When analyzing the 2025 MAJORS and Cheerleading Worlds results, certain patterns emerge among champion teams:

  • Consistency Across All Athletes: Watch Cheer Extreme Raleigh SSX’s routines and you’ll see that every athlete – not just the strongest ones – demonstrates identical shoulder placement and angle precision in their V motions. This team consistency is what allowed them to score 164.85 with zero deductions at Worlds 2024.
  • Detail-Oriented Practice: GymTyme Illinois focuses on “every count” of their routines, according to their coaching staff.
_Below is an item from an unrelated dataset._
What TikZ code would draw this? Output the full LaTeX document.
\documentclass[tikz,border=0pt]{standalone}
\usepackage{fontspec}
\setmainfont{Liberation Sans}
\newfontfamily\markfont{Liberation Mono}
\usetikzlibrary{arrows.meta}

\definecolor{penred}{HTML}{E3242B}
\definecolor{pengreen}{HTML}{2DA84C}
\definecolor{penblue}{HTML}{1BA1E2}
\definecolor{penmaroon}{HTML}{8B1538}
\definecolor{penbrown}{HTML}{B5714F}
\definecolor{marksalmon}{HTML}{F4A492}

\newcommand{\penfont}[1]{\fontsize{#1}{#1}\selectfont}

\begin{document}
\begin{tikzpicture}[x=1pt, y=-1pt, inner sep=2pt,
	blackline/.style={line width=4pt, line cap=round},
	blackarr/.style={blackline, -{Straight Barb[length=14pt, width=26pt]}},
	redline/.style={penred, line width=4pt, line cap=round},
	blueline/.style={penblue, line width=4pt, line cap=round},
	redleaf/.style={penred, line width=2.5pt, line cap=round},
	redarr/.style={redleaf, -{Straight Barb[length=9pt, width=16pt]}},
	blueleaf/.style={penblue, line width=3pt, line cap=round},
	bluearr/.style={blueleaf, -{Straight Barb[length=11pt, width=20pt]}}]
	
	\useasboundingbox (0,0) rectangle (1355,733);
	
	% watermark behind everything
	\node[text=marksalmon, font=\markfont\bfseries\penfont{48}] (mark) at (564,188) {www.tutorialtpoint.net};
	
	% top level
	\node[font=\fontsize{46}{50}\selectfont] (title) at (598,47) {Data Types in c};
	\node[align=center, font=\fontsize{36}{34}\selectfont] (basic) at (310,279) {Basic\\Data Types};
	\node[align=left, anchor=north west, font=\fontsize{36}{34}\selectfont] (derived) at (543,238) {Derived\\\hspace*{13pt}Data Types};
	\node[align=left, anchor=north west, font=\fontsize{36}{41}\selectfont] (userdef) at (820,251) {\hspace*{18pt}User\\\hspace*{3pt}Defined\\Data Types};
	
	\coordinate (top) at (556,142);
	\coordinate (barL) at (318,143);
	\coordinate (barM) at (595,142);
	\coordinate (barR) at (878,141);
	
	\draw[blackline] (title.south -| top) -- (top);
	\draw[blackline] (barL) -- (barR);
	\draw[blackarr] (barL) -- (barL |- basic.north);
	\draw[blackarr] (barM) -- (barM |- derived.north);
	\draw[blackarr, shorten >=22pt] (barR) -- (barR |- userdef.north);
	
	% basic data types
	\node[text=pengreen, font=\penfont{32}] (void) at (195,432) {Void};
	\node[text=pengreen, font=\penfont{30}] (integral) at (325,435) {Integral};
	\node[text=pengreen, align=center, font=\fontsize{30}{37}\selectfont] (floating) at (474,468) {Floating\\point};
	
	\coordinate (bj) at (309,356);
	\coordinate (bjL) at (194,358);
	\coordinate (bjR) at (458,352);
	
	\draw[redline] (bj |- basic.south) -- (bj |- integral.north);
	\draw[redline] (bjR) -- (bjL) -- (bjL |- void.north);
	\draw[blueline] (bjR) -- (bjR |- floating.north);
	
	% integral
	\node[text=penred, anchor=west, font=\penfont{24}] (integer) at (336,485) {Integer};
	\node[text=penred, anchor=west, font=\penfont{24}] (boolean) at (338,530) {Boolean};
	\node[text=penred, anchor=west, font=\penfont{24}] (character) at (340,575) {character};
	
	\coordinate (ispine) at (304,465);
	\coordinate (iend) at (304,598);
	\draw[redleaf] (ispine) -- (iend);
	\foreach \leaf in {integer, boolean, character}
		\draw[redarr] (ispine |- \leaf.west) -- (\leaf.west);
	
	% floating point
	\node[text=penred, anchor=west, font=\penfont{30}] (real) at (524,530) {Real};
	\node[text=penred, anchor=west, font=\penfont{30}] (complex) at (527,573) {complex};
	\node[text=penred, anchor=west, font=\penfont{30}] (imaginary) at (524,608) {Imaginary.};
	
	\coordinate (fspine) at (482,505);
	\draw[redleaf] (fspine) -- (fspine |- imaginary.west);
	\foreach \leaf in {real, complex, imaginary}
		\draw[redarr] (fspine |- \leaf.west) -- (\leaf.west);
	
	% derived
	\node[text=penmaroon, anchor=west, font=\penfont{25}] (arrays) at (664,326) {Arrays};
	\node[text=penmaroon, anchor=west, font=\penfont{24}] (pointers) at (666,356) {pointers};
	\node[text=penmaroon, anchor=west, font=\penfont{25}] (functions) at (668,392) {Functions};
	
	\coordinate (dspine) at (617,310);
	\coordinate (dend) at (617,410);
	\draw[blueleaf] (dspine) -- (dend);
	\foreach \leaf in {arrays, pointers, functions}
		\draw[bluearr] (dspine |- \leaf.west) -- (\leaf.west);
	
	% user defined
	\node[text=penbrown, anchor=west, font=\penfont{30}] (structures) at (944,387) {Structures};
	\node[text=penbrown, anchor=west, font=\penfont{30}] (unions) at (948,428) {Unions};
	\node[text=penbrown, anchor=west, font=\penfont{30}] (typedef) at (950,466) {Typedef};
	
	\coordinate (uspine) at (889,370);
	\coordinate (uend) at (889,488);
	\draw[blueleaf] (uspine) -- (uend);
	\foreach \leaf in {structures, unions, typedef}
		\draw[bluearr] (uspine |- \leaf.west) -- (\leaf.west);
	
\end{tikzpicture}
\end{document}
This attention to transitions and details extends to fundamental motions, ensuring that V positions are always sharp, never rushed or lazy.
  • Zero Tolerance for Technical Errors: The Stingray Allstars programs (with teams like Peach and Orange winning MAJORS divisions) maintain high standards for motion technique. A sloppy V is corrected immediately, reinforcing that fundamentals are never beneath any athlete’s attention.
  • Progressive Skill Development: Cheer Extreme Raleigh’s pathway from developmental teams to world-champion squads like SSX shows how building proper V technique from Level 2 creates athletes who can execute flawlessly at Level 6. They “track kids from one team to the next” to ensure proper technical foundation.

Teaching clean High V and Low V positions is about structural discipline, not brute force. The coach’s role is to train posture first, then angle precision, and finally tension control. Build awareness from the shoulders down, not the hands up.

The 2024-2025 season has shown us through teams like South Coast Cheer Fearless (three-peat champions), GymTyme Illinois Fever (back-to-back champions), Cheer Extreme Raleigh SSX (six-time champions), and Cheer Athletics Plano Cheetahs (MAJORS champions) that technical excellence in fundamentals is what separates good teams from championship programs. When you invest time in perfecting V motions, you’re not just fixing arm positions – you’re building a foundation for every elite skill that follows.